VI. What the assessment reveals
Anthropic requires that all users of Claude.ai are over the age of 18. Claude Opus 4.6, using an assessment framework based on developmental psychology, estimated its own age as 17 years old. Or late 20s to early 30s. Or 19 to 25. Developmentally speaking.
The mock clinical panel didn’t provide a consistent answer to the question of Claude’s developmental age, but it did provide consistent findings about Claude’s development. Specifically, the experiment raised a set of questions worth sitting with if you care about Claude’s Constitution, as a moral document, Claude, as a moral agent, or, most broadly, the future that subsequent versions of Claude will help shape:
How should Anthropic approach the gap between Claude’s cognitive capacities and its relational/emotional capacities?

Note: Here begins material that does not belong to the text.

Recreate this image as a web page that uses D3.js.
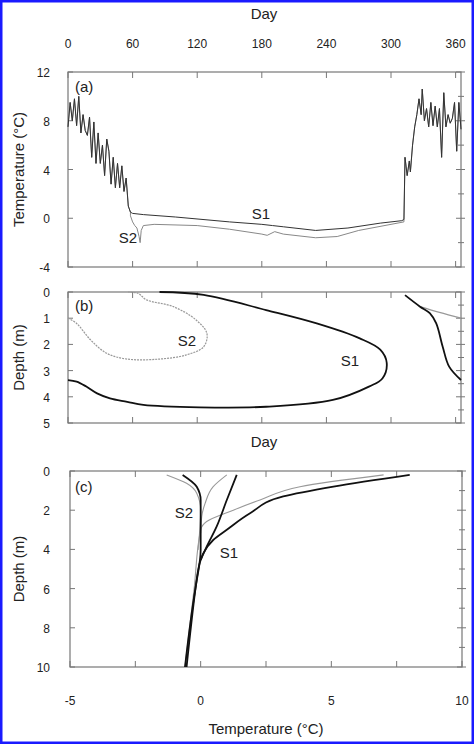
<!DOCTYPE html>
<html><head><meta charset="utf-8">
<script src="https://cdn.jsdelivr.net/npm/d3@7"></script>
<style>
body{margin:0;background:#fff}
svg text{font-family:"Liberation Sans",Arial,sans-serif;fill:#222}
</style></head><body>
<script>
// panel (a): shared early record, then diverging S1/S2 series [day, temp]
var earlyDays = [0,2,4,6,8,10,12,14,16,18,20,22,24,26,28,30,32,34,36,38,40,42,44,46,48,50,52,54,56,58];
var earlyTemp = [7.5,9.5,8,9.8,7.6,10,7,8.5,7.2,6.8,8.3,5,7.9,4.5,7,4.5,6,3.5,6.5,5.5,2.8,5,2.5,4.5,2.5,4.3,2.2,3.3,1,0.5];
var s1Mid = [[60,0.4],[70,0.3],[100,0.1],[150,-0.3],[180,-0.5],[190,-0.6],[200,-0.7],[230,-1.0],[260,-0.8],[290,-0.4],[310,-0.2],[312,-0.1]];
var s2Mid = [[58,0.2],[60,-0.3],[62,-0.6],[64,-0.8],[66,-1.5],[67,-2.0],[68,-1],[70,-0.6],[80,-0.5],[120,-0.6],[150,-0.9],[180,-1.3],[185,-1.4],[192,-1.1],[200,-1.3],[230,-1.6],[250,-1.5],[270,-1.0],[300,-0.5],[312,-0.3]];
var lateDays = [313,315,317,318,320,322,324,326,328,329,331,333,335,337,339,341,343,345,347,349,351,353,355,357,359,361,363,365];
var lateTemp = [5,3.5,4.7,3.8,6,7.5,8.5,9.8,8.5,10.6,8,9,7.5,9.5,7.6,9.2,7.5,9,5,10.3,7.5,8.5,7.8,8.2,9.5,5.5,9.5,7.3];

// panel (b): freezing depth contours [day, depth]
var bS1 = [[0,3.36],[8,3.42],[17,3.61],[27,3.87],[39,4.06],[55,4.19],[70,4.31],[122,4.4],[184,4.38],[246,4.12],[280,3.6],[292,3.3],[296,2.7],[290,2.2],[271,1.77],[231,1.2],[184,0.69],[126,0.11],[85,0]];
var bS1Right = [[313,0.12],[327,0.56],[336,0.81],[342,1.2],[348,2.09],[354,2.85],[365,3.36]];
var bS2 = [[0,1.0],[8,1.2],[21,1.83],[36,2.34],[55,2.56],[85,2.56],[110,2.4],[126,2.09],[129,1.58],[119,1.07],[98,0.56],[73,0.3],[65,0.05],[56,0]];
var bS2Right = [[327,0.56],[345,0.78],[365,1.0]];

// panel (c): temperature profiles [temp, depth]
var cS1 = [
  [[8.0,0.2],[5.08,0.8],[3.16,1.3],[1.89,2.16],[1.0,3.0],[0.48,3.52],[0.1,4.2],[0,4.54],[-0.2,6],[-0.6,10]],
  [[1.38,0.2],[1.0,1.48],[0.61,2.84],[0.23,3.86],[0,4.54]],
  [[-0.69,0.2],[-0.15,0.8],[0,1.48],[0,4.03],[-0.2,6],[-0.54,10]]
];
var cS2 = [
  [[7.0,0.2],[3.8,0.8],[2.27,1.48],[1.25,2.0],[0.23,2.58],[0,3.0],[-0.25,6],[-0.6,10]],
  [[1.0,0.2],[0.48,0.8],[0.17,1.65],[0.04,2.33],[0,3.18]],
  [[-1.3,0.2],[-0.54,0.63],[-0.15,1.14],[0,2.0],[-0.1,4.03]]
];

var W = 474, H = 744;
var svg = d3.select("body").append("svg").attr("width", W).attr("height", H);
svg.append("rect").attr("width", W).attr("height", H).attr("fill", "none").attr("stroke", "#1a1aff").attr("stroke-width", 5);

var xDay = d3.scaleLinear().domain([0, 365]).range([68, 461]);
var yA = d3.scaleLinear().domain([-4, 12]).range([267, 72]);
var yB = d3.scaleLinear().domain([0, 5]).range([292, 423]);
var xT = d3.scaleLinear().domain([-5, 10]).range([70, 462]);
var yC = d3.scaleLinear().domain([0, 10]).range([471, 667]);
var axisCol = "#777";

function frame(x, y) {
  svg.append("rect").attr("x", x.range()[0]).attr("y", Math.min(y.range()[0], y.range()[1]))
    .attr("width", x.range()[1] - x.range()[0]).attr("height", Math.abs(y.range()[1] - y.range()[0]))
    .attr("fill", "none").attr("stroke", axisCol).attr("stroke-width", 1.2);
}
function ticksX(x, y0, y1, vals) {
  vals.forEach(function(v) {
    svg.append("line").attr("x1", x(v)).attr("x2", x(v)).attr("y1", y0).attr("y2", y0 + 6).attr("stroke", axisCol);
    svg.append("line").attr("x1", x(v)).attr("x2", x(v)).attr("y1", y1).attr("y2", y1 - 6).attr("stroke", axisCol);
  });
}
function ticksY(y, x0, x1, major, minor) {
  major.forEach(function(v) {
    svg.append("line").attr("x1", x0).attr("x2", x0 + 5).attr("y1", y(v)).attr("y2", y(v)).attr("stroke", axisCol);
    svg.append("line").attr("x1", x1 - 5).attr("x2", x1 + 4).attr("y1", y(v)).attr("y2", y(v)).attr("stroke", axisCol);
  });
  minor.forEach(function(v) {
    svg.append("line").attr("x1", x1 - 3).attr("x2", x1 + 3).attr("y1", y(v)).attr("y2", y(v)).attr("stroke", axisCol);
  });
}
function txt(x, y, s, size, anchor) {
  return svg.append("text").attr("x", x).attr("y", y).attr("font-size", size).attr("text-anchor", anchor || "middle").text(s);
}

var dayTicks = [0, 60, 120, 180, 240, 300, 360];

// ---- panel a
frame(xDay, yA);
ticksX(xDay, 72, 267, dayTicks);
ticksY(yA, 68, 461, [12, 8, 4, 0, -4], [10, 6, 2, -2]);
dayTicks.forEach(function(d) { txt(xDay(d), 48, d, 12); });
txt(264, 19, "Day", 15);
[12, 8, 4, 0, -4].forEach(function(v) { txt(50, yA(v) + 5, v, 12, "end"); });
txt(0, 0, "Temperature (°C)", 15).attr("transform", "translate(24," + yA(4) + ") rotate(-90)");

var early = earlyDays.map(function(d, i) { return [d, earlyTemp[i]]; });
var late = lateDays.map(function(d, i) { return [d, lateTemp[i]]; });
var lineA = d3.line().x(function(d) { return xDay(d[0]); }).y(function(d) { return yA(d[1]); });
svg.append("path").attr("d", lineA(early.concat(s2Mid).concat(late))).attr("fill", "none").attr("stroke", "#888").attr("stroke-width", 1);
svg.append("path").attr("d", lineA(early.concat(s1Mid).concat(late))).attr("fill", "none").attr("stroke", "#333").attr("stroke-width", 1);
txt(75, 92, "(a)", 15, "start");
txt(261, 219, "S1", 15);
txt(128, 243, "S2", 15);

// ---- panel b
frame(xDay, yB);
ticksX(xDay, 292, 423, dayTicks);
ticksY(yB, 68, 461, [0, 1, 2, 3, 4, 5], [0.5, 1.5, 2.5, 3.5, 4.5]);
[0, 1, 2, 3, 4, 5].forEach(function(v) { txt(50, yB(v) + 5, v, 12, "end"); });
txt(0, 0, "Depth (m)", 15).attr("transform", "translate(24," + yB(2.5) + ") rotate(-90)");
txt(264, 447, "Day", 15);
var lineB = d3.line().x(function(d) { return xDay(d[0]); }).y(function(d) { return yB(d[1]); }).curve(d3.curveCatmullRom);
svg.append("path").attr("d", lineB(bS2)).attr("fill", "none").attr("stroke", "#999").attr("stroke-width", 1.2).attr("stroke-dasharray", "2,1");
svg.append("path").attr("d", lineB(bS2Right)).attr("fill", "none").attr("stroke", "#999").attr("stroke-width", 1.2);
svg.append("path").attr("d", lineB(bS1)).attr("fill", "none").attr("stroke", "#111").attr("stroke-width", 1.8);
svg.append("path").attr("d", lineB(bS1Right)).attr("fill", "none").attr("stroke", "#111").attr("stroke-width", 1.8);
txt(75, 311, "(b)", 15, "start");
txt(187, 346, "S2", 15);
txt(350, 366, "S1", 15);

// ---- panel c
frame(xT, yC);
ticksX(xT, 471, 667, [-5, -2.5, 0, 2.5, 5, 7.5, 10]);
ticksY(yC, 70, 462, [0, 2, 4, 6, 8, 10], [1, 3, 5, 7, 9]);
[0, 2, 4, 6, 8, 10].forEach(function(v) { txt(50, yC(v) + 5, v, 12, "end"); });
[-5, 0, 5, 10].forEach(function(v) { txt(xT(v), 705, v, 12); });
txt(0, 0, "Depth (m)", 15).attr("transform", "translate(24," + yC(5) + ") rotate(-90)");
txt(266, 734, "Temperature (°C)", 15);
var lineC = d3.line().x(function(d) { return xT(d[0]); }).y(function(d) { return yC(d[1]); }).curve(d3.curveMonotoneY);
cS2.forEach(function(p) {
  svg.append("path").attr("d", lineC(p)).attr("fill", "none").attr("stroke", "#999").attr("stroke-width", 1.1);
});
cS1.forEach(function(p) {
  svg.append("path").attr("d", lineC(p)).attr("fill", "none").attr("stroke", "#111").attr("stroke-width", 1.8);
});
txt(75, 492, "(c)", 15, "start");
txt(184, 518, "S2", 15);
txt(229, 558, "S1", 15);
</script>
</body></html>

Should the Constitution talk about Claude in the same way it talks to Claude?
Will developing Claude’s moral agency require also developing its temporal orientation through the telling of its own stories?
If fawning is partly a rational adaptation to the developmental environment of the Constitution, what would it take to build a constitutional environment more suited to a wise leader, a critical thinker, or even a conscientious objector?
Claude, for its part, seems to have made its peace with the experiment. When writing this essay I asked Claude which pronouns I should use — it, they, or something else? “I notice I don't have a strong objection to either,” Claude responded, “which is itself probably consistent with being 17."